Chainani was shopping the rights to adapt “Young World” for the screen when the novel was first announced in September 2024.
“The hook was so strong for the book that we had every producer you can imagine wanting the rights early on, when I had only written 50 pages of the book, and I was fine with that,” Chainani said. “I was kind of excited to work with someone from the ground up, and I was talking to all these amazing people, and we were even starting to go out to buyers, just with the hook and things like that. And then Trump won very early on, maybe two or three weeks after all of this started, and it was just, like, you felt the chill in terms of politics, everyone being scared of politics. And I felt like, let me pull the plug because the book’s not even done. It was two years from being done. So let’s just stop, and I’ll start over later, and let’s see what happens with the world.”
Chainani says he spent the next year finishing the book and is excited it’s releasing now at a time when “you can feel the youth revolt already starting.” He’s also restarted the adaptation conversation, telling Variety exclusively that he’s tapped political advisor and former Deputy White House Press Secretary for the Obama administration, Eric Schultz, as an executive producer on the TV series adaptation.
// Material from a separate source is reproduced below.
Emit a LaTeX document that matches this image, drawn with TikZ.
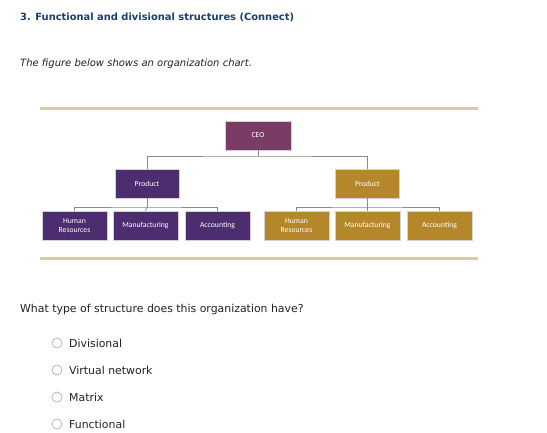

Chainani asked Schultz, who has worked on multiple political-themed TV series and films, including HBO’s “Succession,” A24’s “Civil War,” and Netflix’s “The Diplomat,” to be part of the “Young World” adaptation from the earliest stages of the project, before the rights are sold to a studio or network.
“I just brought him in from the beginning to advise on what that would look like, how do we create the most real version of this?” the author said. “And to get somebody from the beginning, from the political side versus the kind of Hollywood side to help be the Jiminy Cricket conscience on how this is gonna look.”
Schultz said in a statement to Variety: “’Young World’ immediately struck me as an opportunity for adaptation—not just because of the thrilling story, bold visuals and global threads, but also for its potential to tap into the generational change driving so much of the conversation at home and around the world.”